#### PROBLEM STATEMENT
Make an exact transcription of the material, leaving out all images.
▬▬▬▬▬▬▬▬▬▬
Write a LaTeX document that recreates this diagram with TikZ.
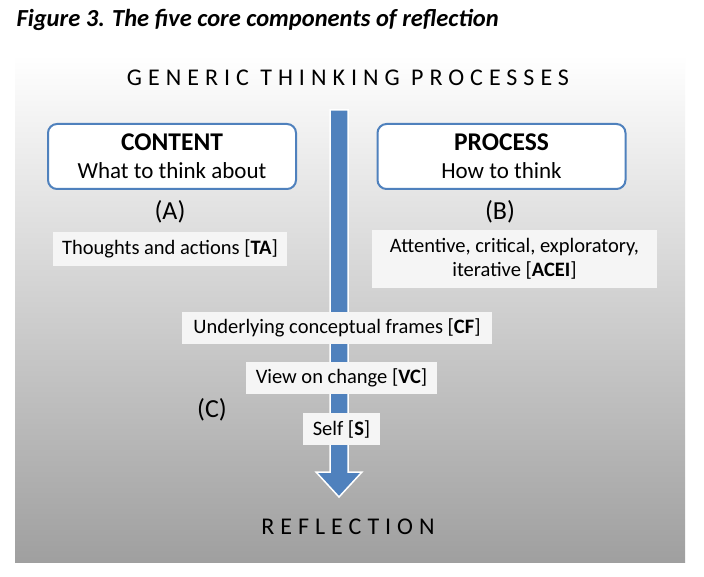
\documentclass[tikz,border=0pt]{standalone}
\usepackage{fontspec}
\setmainfont{Carlito}
\begin{document}
\begin{tikzpicture}[x=1pt,y=-1pt,
 hbox/.style={draw={rgb,255:red,79;green,129;blue,189},line width=2pt,rounded corners=9pt,fill=white,minimum width=248pt,minimum height=65pt,align=center,font=\fontsize{23}{28}\selectfont,inner sep=0pt},
 tbox/.style={fill=gray!8,draw=none,align=center,font=\fontsize{20.5}{24}\selectfont,inner sep=0pt},
 lab/.style={font=\fontsize{26}{28}\selectfont}]
\useasboundingbox (0,0) rectangle (704,577);
\fill[white] (0,0) rectangle (704,577);
\node[anchor=west,font=\fontsize{24.5}{28}\selectfont\bfseries\itshape] (title) at (13,20) {Figure 3. The five core components of reflection};
\shade[top color=white,bottom color=gray!75] (15,55) rectangle (685,562);
\node[font=\fontsize{24}{28}\selectfont\addfontfeature{LetterSpace=25}] (gen) at (348,78) {GENERIC THINKING PROCESSES};
\node[font=\fontsize{24}{28}\selectfont\addfontfeature{LetterSpace=25}] (refl) at (348,527) {REFLECTION};
\definecolor{ab}{RGB}{79,129,189}
\draw[white,line width=1.5pt,fill=ab] (330,110) -- (348,110) -- (348,472) -- (362,472) -- (339,497) -- (316,472) -- (330,472) -- cycle;
\node[hbox] (content) at (172,156.5) {\fontsize{25.5}{28}\selectfont\textbf{CONTENT}\\What to think about};
\node[hbox] (process) at (501.5,156.5) {\fontsize{25.5}{28}\selectfont\textbf{PROCESS}\\How to think};
\node[lab] (A) at (170,212) {(A)};
\node[lab] (B) at (500,212) {(B)};
\node[lab] (C) at (212,410) {(C)};
\node[tbox,minimum width=234pt,minimum height=34pt] (ta) at (170,249) {Thoughts and actions [\textbf{TA}]};
\node[tbox,minimum width=285pt,minimum height=58pt] (acei) at (514.5,259) {Attentive, critical, exploratory,\\iterative [\textbf{ACEI}]};
\node[tbox,minimum width=310pt,minimum height=32pt] (cf) at (337,328) {Underlying conceptual frames [\textbf{CF}]};
\node[tbox,minimum width=191pt,minimum height=32pt] (vc) at (341.5,378) {View on change [\textbf{VC}]};
\node[tbox,minimum width=77pt,minimum height=32pt] (s) at (341.5,429) {Self [\textbf{S}]};
\end{tikzpicture}
\end{document}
▬▬▬▬▬▬▬▬▬▬
#### RESPONSE
Write a LaTeX document that recreates this diagram with TikZ.
\documentclass[tikz,border=0pt]{standalone}
\usepackage{fontspec}
\setmainfont{Carlito}
\begin{document}
\begin{tikzpicture}[x=1pt,y=-1pt,
 hbox/.style={draw={rgb,255:red,79;green,129;blue,189},line width=2pt,rounded corners=9pt,fill=white,minimum width=248pt,minimum height=65pt,align=center,font=\fontsize{23}{28}\selectfont,inner sep=0pt},
 tbox/.style={fill=gray!8,draw=none,align=center,font=\fontsize{20.5}{24}\selectfont,inner sep=0pt},
 lab/.style={font=\fontsize{26}{28}\selectfont}]
\useasboundingbox (0,0) rectangle (704,577);
\fill[white] (0,0) rectangle (704,577);
\node[anchor=west,font=\fontsize{24.5}{28}\selectfont\bfseries\itshape] (title) at (13,20) {Figure 3. The five core components of reflection};
\shade[top color=white,bottom color=gray!75] (15,55) rectangle (685,562);
\node[font=\fontsize{24}{28}\selectfont\addfontfeature{LetterSpace=25}] (gen) at (348,78) {GENERIC THINKING PROCESSES};
\node[font=\fontsize{24}{28}\selectfont\addfontfeature{LetterSpace=25}] (refl) at (348,527) {REFLECTION};
\definecolor{ab}{RGB}{79,129,189}
\draw[white,line width=1.5pt,fill=ab] (330,110) -- (348,110) -- (348,472) -- (362,472) -- (339,497) -- (316,472) -- (330,472) -- cycle;
\node[hbox] (content) at (172,156.5) {\fontsize{25.5}{28}\selectfont\textbf{CONTENT}\\What to think about};
\node[hbox] (process) at (501.5,156.5) {\fontsize{25.5}{28}\selectfont\textbf{PROCESS}\\How to think};
\node[lab] (A) at (170,212) {(A)};
\node[lab] (B) at (500,212) {(B)};
\node[lab] (C) at (212,410) {(C)};
\node[tbox,minimum width=234pt,minimum height=34pt] (ta) at (170,249) {Thoughts and actions [\textbf{TA}]};
\node[tbox,minimum width=285pt,minimum height=58pt] (acei) at (514.5,259) {Attentive, critical, exploratory,\\iterative [\textbf{ACEI}]};
\node[tbox,minimum width=310pt,minimum height=32pt] (cf) at (337,328) {Underlying conceptual frames [\textbf{CF}]};
\node[tbox,minimum width=191pt,minimum height=32pt] (vc) at (341.5,378) {View on change [\textbf{VC}]};
\node[tbox,minimum width=77pt,minimum height=32pt] (s) at (341.5,429) {Self [\textbf{S}]};
\end{tikzpicture}
\end{document}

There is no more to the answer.